Hope you would be fine. I want to solve the following system of ODEs
restart; L := 1; with(plots); Digits := 30;
a[1] := 0; a[2] := 1; a[3] := 2; a[4] := .2; a[5] := 4; a[6] := 6;
S := 1; Pr := 6.2; a := 1; a1 := 1; a2 := 1; lambda := 1; delta := 1; Bi := 1; A := 1; B := 1;
HA := [a[1], a[2], a[3]];
Eq1 := diff(F(eta), eta, eta, eta)+a*(a1*((F(eta)+G(eta))*(diff(F(eta), eta, eta))-(diff(F(eta), eta))^2)-M1*(diff(F(eta), eta))) = 0;
Eq2 := diff(G(eta), eta, eta, eta)+a*(a1*((F(eta)+G(eta))*(diff(G(eta), eta, eta))-(diff(G(eta), eta))^2)-M1*(diff(G(eta), eta))) = 0;
Eq3 := (A+B)*(diff(H(eta), eta, eta))+a2*Pr*(F(eta)+G(eta))*(diff(H(eta), eta)) = 0;
IC1 := F(0)+G(0)=0, (D(F))(0) = 1+delta*((D@@2)(F))(0), (D(G))(0) = lambda+delta*((D@@2)(G))(0), (D(H))(0) = -Bi*(1-H(0)), (D(F))(L) = 0, (D(G))(L) = 0, H(L) = 0;
params := {B111 = .2};
associated with the above (mentioned as red) boundary conditions.

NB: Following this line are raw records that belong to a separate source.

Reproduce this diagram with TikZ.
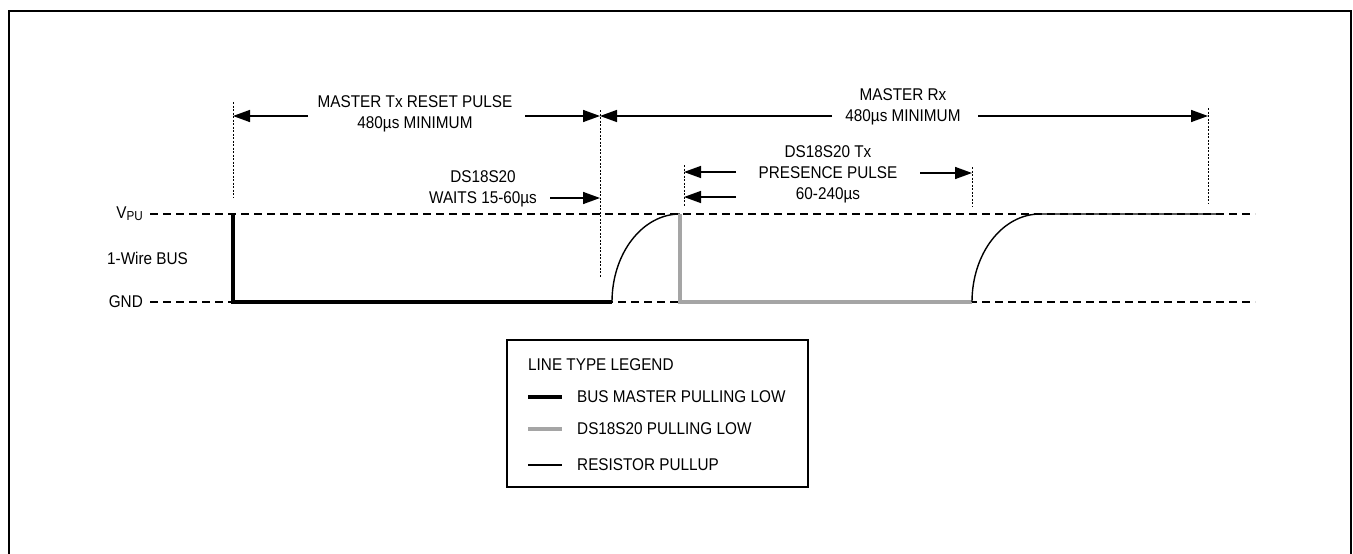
\documentclass[tikz,border=0pt]{standalone}
\usepackage{fontspec}
\setmainfont{Liberation Sans}[FakeStretch=0.9]
\usetikzlibrary{arrows.meta}
\definecolor{busgray}{RGB}{165,165,165}
\tikzset{
  dim/.style={-{Triangle[length=17pt,width=12pt]}, line width=1.5pt},
  guide/.style={line width=1pt, dash pattern=on 2pt off 1.5pt},
  level/.style={line width=1.2pt, dash pattern=on 8pt off 5pt},
  master/.style={line width=3.6pt},
  slave/.style={line width=3.6pt, busgray},
  pullup/.style={line width=1.4pt},
  lbl/.style={inner sep=0pt, align=center}
}
\begin{document}
\begin{tikzpicture}[x=1pt, y=-1pt, font=\fontsize{17}{21}\selectfont]
        \useasboundingbox (0,0) rectangle (1353,554);
        \draw[line width=2pt] (9,554) -- (9,11) -- (1351,11) -- (1351,554);
        \coordinate (vl) at (150,214); \coordinate (vr) at (1255,214);
        \coordinate (gl) at (150,302); \coordinate (gr) at (1255,302);
        \node[lbl, anchor=east] (vpu) at (143,214) {V\raisebox{-2pt}{\fontsize{13}{13}\selectfont PU}};
        \node[lbl, anchor=west] (bus) at (107,258) {1-Wire BUS};
        \node[lbl, anchor=east] (gnd) at (143,302) {GND};
        \draw[level] (vl) -- (vr);
        \draw[level] (gl) -- (gr);
        \coordinate (m0) at (233,214); \coordinate (m1) at (233,302); \coordinate (m2) at (612,302);
        \coordinate (s0) at (680,214); \coordinate (s1) at (680,302); \coordinate (s2) at (972,302);
        \coordinate (p0) at (1217,214);
        \draw[master] (m0) -- (m1) -- (m2);
        \draw[pullup] (m2) arc[start angle=180, end angle=90, x radius=68pt, y radius=88pt];
        \draw[slave] (s0) -- (s1) -- (s2);
        \draw[pullup] (s2) arc[start angle=180, end angle=90, x radius=68pt, y radius=88pt] -- (p0);
        \coordinate (g0a) at (233,102); \coordinate (g0b) at (233,197);
        \coordinate (g1a) at (600,110); \coordinate (g1b) at (600,277);
        \coordinate (g2a) at (684,165); \coordinate (g2b) at (684,207);
        \coordinate (g3a) at (972,167); \coordinate (g3b) at (972,207);
        \coordinate (g4a) at (1208,108); \coordinate (g4b) at (1208,203);
        \draw[guide] (g0a) -- (g0b);
        \draw[guide] (g1a) -- (g1b);
        \draw[guide] (g2a) -- (g2b);
        \draw[guide] (g3a) -- (g3b);
        \draw[guide] (g4a) -- (g4b);
        \node[lbl] (mtx) at (415,114) {MASTER Tx RESET PULSE\\480µs MINIMUM};
        \node[lbl] (mrx) at (903,107) {MASTER Rx\\480µs MINIMUM};
        \node[lbl] (wait) at (483,189) {DS18S20\\WAITS 15-60µs};
        \node[lbl] (pres) at (828,174) {DS18S20 Tx\\PRESENCE PULSE\\60-240µs};
        \coordinate (a1) at (308,116); \coordinate (a1t) at (233,116);
        \coordinate (a2) at (525,116); \coordinate (a2t) at (600,116);
        \coordinate (a3) at (832,116); \coordinate (a3t) at (600,116);
        \coordinate (a4) at (978,116); \coordinate (a4t) at (1208,116);
        \coordinate (a5) at (550,198); \coordinate (a5t) at (600,198);
        \coordinate (a6) at (736,172); \coordinate (a6t) at (684,172);
        \coordinate (a7) at (736,197); \coordinate (a7t) at (684,197);
        \coordinate (a8) at (920,173); \coordinate (a8t) at (972,173);
        \draw[dim] (a1) -- (a1t);
        \draw[dim] (a2) -- (a2t);
        \draw[dim] (a3) -- (a3t);
        \draw[dim] (a4) -- (a4t);
        \draw[dim] (a5) -- (a5t);
        \draw[dim] (a6) -- (a6t);
        \draw[dim] (a7) -- (a7t);
        \draw[dim] (a8) -- (a8t);
        \draw[line width=1.2pt] (507,340) rectangle (808,487);
        \node[lbl, anchor=west] (leg) at (528,365) {LINE TYPE LEGEND};
        \coordinate (k1a) at (528,397); \coordinate (k1b) at (562,397);
        \coordinate (k2a) at (528,429); \coordinate (k2b) at (562,429);
        \coordinate (k3a) at (528,465); \coordinate (k3b) at (562,465);
        \draw[master] (k1a) -- (k1b); \node[lbl, anchor=west] (l1) at (577,397) {BUS MASTER PULLING LOW};
        \draw[slave] (k2a) -- (k2b); \node[lbl, anchor=west] (l2) at (577,429) {DS18S20 PULLING LOW};
        \draw[pullup] (k3a) -- (k3b); \node[lbl, anchor=west] (l3) at (577,465) {RESISTOR PULLUP};
\end{tikzpicture}
\end{document}
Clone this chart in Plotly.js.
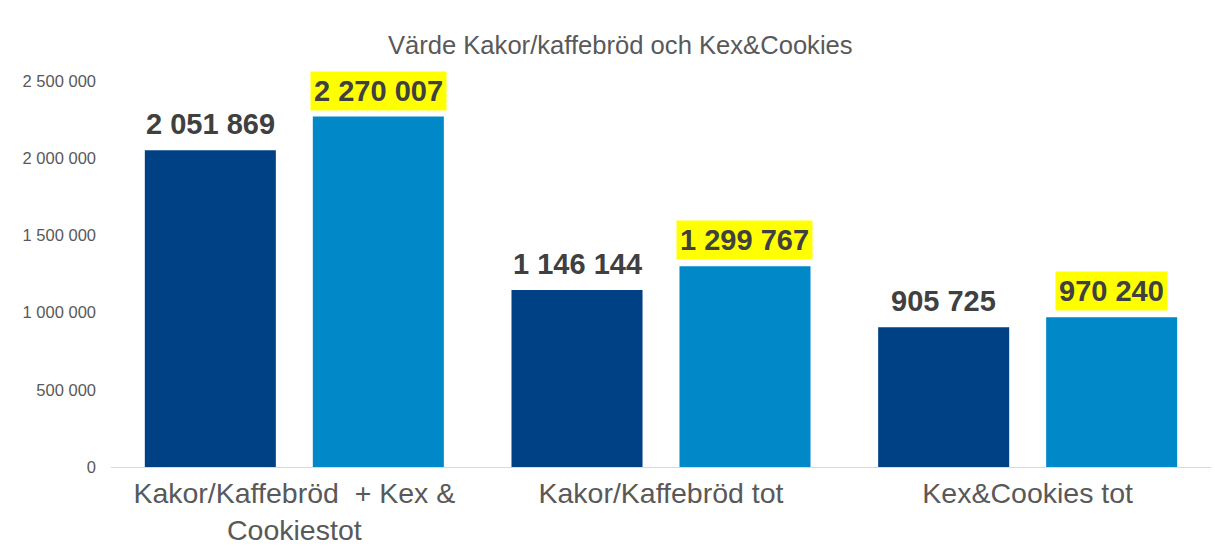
<!DOCTYPE html>
<html>
<head>
<meta charset="utf-8">
<script src="https://cdn.plot.ly/plotly-3.0.1.min.js"></script>
<style>html,body{margin:0;padding:0;background:#fff;}#chart{width:1215px;height:549px;}</style>
</head>
<body>
<div id="chart"></div>
<script>
const categories = ["Kakor/Kaffebröd  + Kex &<br>Cookiestot", "Kakor/Kaffebröd tot", "Kex&Cookies tot"];
const seriesA = [2051869, 1146144, 905725];
const seriesB = [2270007, 1299767, 970240];
const tickVals = [0, 500000, 1000000, 1500000, 2000000, 2500000];

const colorA = "#004185";
const colorB = "#0088C9";
const bargap = 0.0837;
const off = (1 - bargap) / 4;

function fmt(v) {
  return String(v).replace(/\B(?=(\d{3})+(?!\d))/g, " ");
}

const traces = [
  {type: "bar", x: [0, 1, 2], y: seriesA, marker: {color: colorA}, hoverinfo: "y", name: "A"},
  {type: "bar", x: [0, 1, 2], y: seriesB, marker: {color: colorB}, hoverinfo: "y", name: "B"}
];

const annotations = [];
seriesA.forEach((v, i) => annotations.push({
  x: i - off, y: v, xref: "x", yref: "y", text: fmt(v), showarrow: false,
  yanchor: "bottom", yshift: 6, borderpad: 3,
  font: {family: "Liberation Sans, Arial, sans-serif", size: 29, color: "#404040", weight: "bold"}
}));
seriesB.forEach((v, i) => annotations.push({
  x: i + off, y: v, xref: "x", yref: "y", text: fmt(v), showarrow: false,
  yanchor: "bottom", yshift: 6, borderpad: 3, bgcolor: "#FFFF00",
  font: {family: "Liberation Sans, Arial, sans-serif", size: 29, color: "#404040", weight: "bold"}
}));

const layout = {
  width: 1215, height: 549,
  margin: {l: 111, r: 4, t: 81, b: 82},
  paper_bgcolor: "#fff", plot_bgcolor: "#fff",
  showlegend: false,
  barmode: "group", bargap: bargap, bargroupgap: 0.22,
  separators: ", ",
  title: {text: "Värde Kakor/kaffebröd och Kex&Cookies", xref: "container", x: 0.5105, xanchor: "center", y: 0.918, yanchor: "middle",
    font: {family: "Liberation Sans, Arial, sans-serif", size: 25.6, color: "#595959"}},
  xaxis: {
    tickmode: "array", tickvals: [0, 1, 2], ticktext: categories,
    range: [-0.5, 2.5], showgrid: false, zeroline: false,
    showline: true, linecolor: "#D9D9D9", linewidth: 1, ticks: "",
    ticklabelstandoff: 1,
    tickfont: {family: "Liberation Sans, Arial, sans-serif", size: 28.5, color: "#595959"}
  },
  yaxis: {
    range: [0, 2500000], tickmode: "array", tickvals: tickVals, ticktext: tickVals.map(fmt),
    showgrid: false, zeroline: false, showline: false, ticks: "",
    ticklabelstandoff: 14,
    tickfont: {family: "Liberation Sans, Arial, sans-serif", size: 16.5, color: "#595959"}
  },
  annotations: annotations
};

Plotly.newPlot("chart", traces, layout, {displayModeBar: false, staticPlot: true});
</script>
</body>
</html>
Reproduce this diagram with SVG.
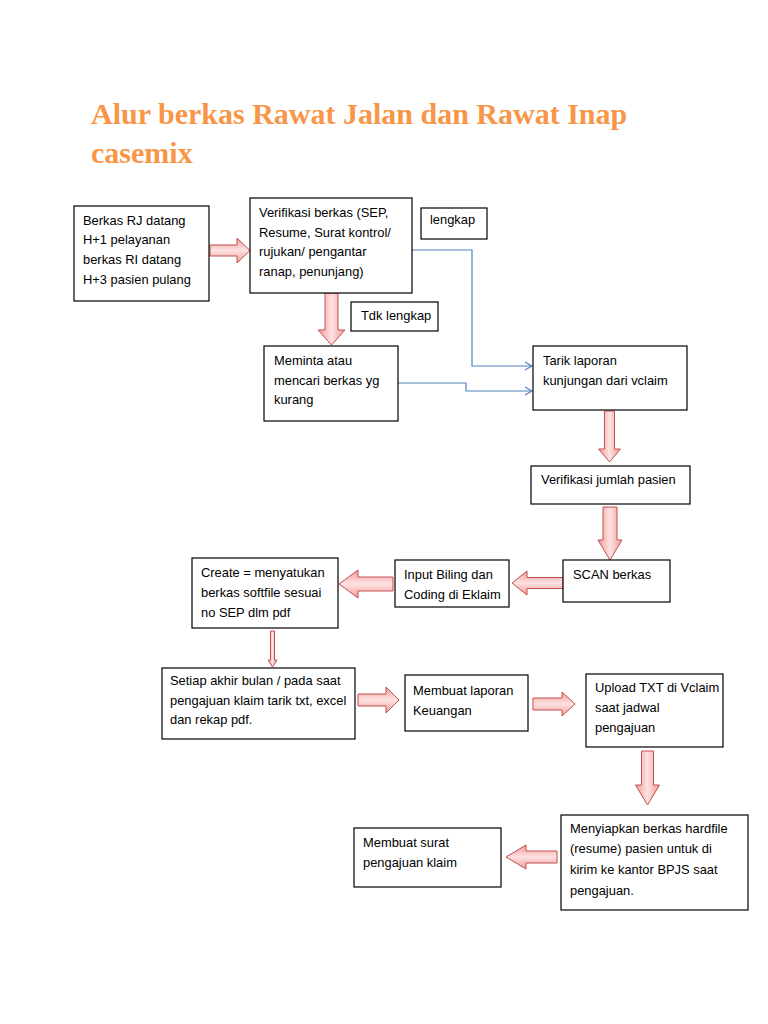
<svg xmlns="http://www.w3.org/2000/svg" width="768" height="1024" viewBox="0 0 768 1024">
<style>
.box{fill:#fff;stroke:#000;stroke-width:1.2}
.t{font-family:"Liberation Sans",Arial,sans-serif;font-size:12.9px;fill:#000}
.title{font-family:"Liberation Serif","Times New Roman",serif;font-size:30px;font-weight:bold;fill:#F79646}
.ah{stroke:#C0504D;stroke-width:1;stroke-linejoin:miter}
.h{fill:url(#gh)}
.v{fill:url(#gv)}
.blue{fill:none;stroke:#4F81BD;stroke-width:1.2}
</style>
<defs>
<linearGradient id="gh" x1="0" y1="0" x2="0" y2="1">
<stop offset="0" stop-color="#F09A98"/><stop offset="0.5" stop-color="#FDE2E2"/><stop offset="1" stop-color="#F09A98"/>
</linearGradient>
<linearGradient id="gv" x1="0" y1="0" x2="1" y2="0">
<stop offset="0" stop-color="#F09A98"/><stop offset="0.5" stop-color="#FDE2E2"/><stop offset="1" stop-color="#F09A98"/>
</linearGradient>
<marker id="open" markerWidth="10" markerHeight="10" refX="8" refY="5" orient="auto" markerUnits="userSpaceOnUse">
<polyline points="1,1 8,5 1,9" fill="none" stroke="#4F81BD" stroke-width="1.2"/>
</marker>
</defs>
<rect width="768" height="1024" fill="#fff"/>
<text class="title" x="91" y="124">Alur berkas Rawat Jalan dan Rawat Inap</text>
<text class="title" x="91" y="163">casemix</text>

<g id="connectors">
<path class="ah h" d="M210,245 L237,245 L237,238 L250,250.5 L237,263 L237,256 L210,256 Z"/>
<path class="ah v" d="M325,293 L338,293 L338,330 L345,330 L331.5,345 L318,330 L325,330 Z"/>
<polyline class="blue" points="412,250 472,250 472,366 532,366" marker-end="url(#open)"/>
<polyline class="blue" points="398,383 466,383 466,391 532,391" marker-end="url(#open)"/>
<path class="ah v" d="M604.5,411 L614.5,411 L614.5,449 L620.5,449 L609.5,462 L598.5,449 L604.5,449 Z"/>
<path class="ah v" d="M603,507 L617,507 L617,540 L622,540 L610,560 L598,540 L603,540 Z"/>
<path class="ah h" d="M563,577.5 L527,577.5 L527,571 L512,583 L527,595 L527,588.5 L563,588.5 Z"/>
<path class="ah h" d="M393,577 L358,577 L358,570 L339,584 L358,598 L358,591 L393,591 Z"/>
<path class="ah v" d="M270.5,631 L274.5,631 L274.5,660 L277,660 L272.5,667 L268,660 L270.5,660 Z"/>
<path class="ah h" d="M358,694 L386,694 L386,687 L399,700 L386,713 L386,706 L358,706 Z"/>
<path class="ah h" d="M533,698 L562,698 L562,692 L575,704 L562,716 L562,710 L533,710 Z"/>
<path class="ah v" d="M641.5,751 L653.5,751 L653.5,785 L659.5,785 L647.5,805 L635.5,785 L641.5,785 Z"/>
<path class="ah h" d="M557,851 L526,851 L526,845 L506,857 L526,869 L526,863 L557,863 Z"/>
</g>

<g id="n1"><rect class="box" x="74" y="206" width="135" height="95"/>
<text class="t" x="83" y="225">Berkas RJ datang</text><text class="t" x="83" y="244">H+1 pelayanan</text><text class="t" x="83" y="264">berkas RI datang</text><text class="t" x="83" y="284">H+3 pasien pulang</text></g>
<g id="n2"><rect class="box" x="250" y="198" width="162" height="95"/>
<text class="t" x="259" y="217">Verifikasi berkas (SEP,</text><text class="t" x="259" y="237">Resume, Surat kontrol/</text><text class="t" x="259" y="256">rujukan/ pengantar</text><text class="t" x="259" y="276">ranap, penunjang)</text></g>
<g id="n3"><rect class="box" x="421" y="208" width="66" height="31"/>
<text class="t" x="430" y="224">lengkap</text></g>
<g id="n4"><rect class="box" x="351" y="302" width="87" height="29"/>
<text class="t" x="361" y="320">Tdk lengkap</text></g>
<g id="n5"><rect class="box" x="264" y="346" width="134" height="75"/>
<text class="t" x="274" y="365">Meminta atau</text><text class="t" x="274" y="385">mencari berkas yg</text><text class="t" x="274" y="404">kurang</text></g>
<g id="n6"><rect class="box" x="533" y="346" width="154" height="64"/>
<text class="t" x="543" y="365">Tarik laporan</text><text class="t" x="543" y="385">kunjungan dari vclaim</text></g>
<g id="n7"><rect class="box" x="531" y="466" width="159" height="38"/>
<text class="t" x="541" y="484">Verifikasi jumlah pasien</text></g>
<g id="n8"><rect class="box" x="563" y="560" width="107" height="42"/>
<text class="t" x="573" y="579">SCAN berkas</text></g>
<g id="n9"><rect class="box" x="395" y="560" width="114" height="47"/>
<text class="t" x="404" y="579">Input Biling dan</text><text class="t" x="404" y="599">Coding di Eklaim</text></g>
<g id="n10"><rect class="box" x="192" y="558" width="146" height="70"/>
<text class="t" x="201" y="577">Create = menyatukan</text><text class="t" x="201" y="597">berkas softfile sesuai</text><text class="t" x="201" y="617">no SEP dlm pdf</text></g>
<g id="n11"><rect class="box" x="162" y="668" width="193" height="71"/>
<text class="t" x="170" y="685">Setiap akhir bulan / pada saat</text><text class="t" x="170" y="705">pengajuan klaim tarik txt, excel</text><text class="t" x="170" y="724">dan rekap pdf.</text></g>
<g id="n12"><rect class="box" x="405" y="675" width="123" height="56"/>
<text class="t" x="413" y="695">Membuat laporan</text><text class="t" x="413" y="715">Keuangan</text></g>
<g id="n13"><rect class="box" x="586" y="674" width="137" height="73"/>
<text class="t" x="595" y="692">Upload TXT di Vclaim</text><text class="t" x="595" y="712">saat jadwal</text><text class="t" x="595" y="732">pengajuan</text></g>
<g id="n14"><rect class="box" x="561" y="815" width="187" height="95"/>
<text class="t" x="570" y="833">Menyiapkan berkas hardfile</text><text class="t" x="570" y="853">(resume) pasien untuk di</text><text class="t" x="570" y="874">kirim ke kantor BPJS saat</text><text class="t" x="570" y="895">pengajuan.</text></g>
<g id="n15"><rect class="box" x="354" y="828" width="147" height="59"/>
<text class="t" x="363" y="847">Membuat surat</text><text class="t" x="363" y="867">pengajuan klaim</text></g>
</svg>
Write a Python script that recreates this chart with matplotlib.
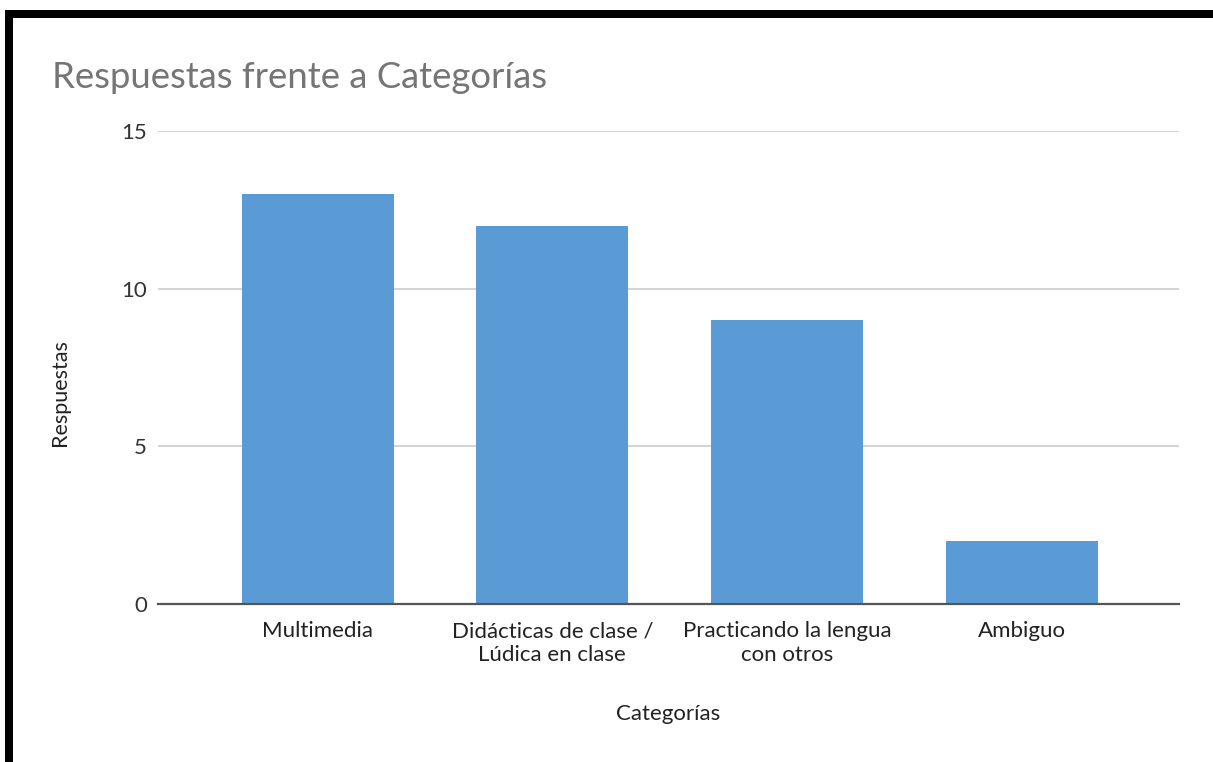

The problem which I faced in first condition i.e., F(0)+G(0)=0 because its combine condition for F(eta) and G(eta) which should be use for both function. The rest part of my program is below:
for k to nops(HA) do;
P || k := plots:-odeplot(dsolve(eval({Eq1, Eq2, Eq3, IC1}, `union`(params, {M1 = .5, phi = HA[k]})), numeric), [[eta, diff(F(eta), eta)]], linestyle = [solid, solid, solid, solid][k], color = [red, green, blue, red][k], labels = [eta, f], thickness = 3) end do;
f1 := plots:-display(P || (1 .. nops(HA)));
display(f1, axes = boxed, size = [380, 310], title = "Ethylene glycol/Cu: M = 2, S = -5", titlefont = ["Arial", 12, bold]);
Please fix my problem ASAP. I also attach the maple file. Thanks in advance.
Help.mw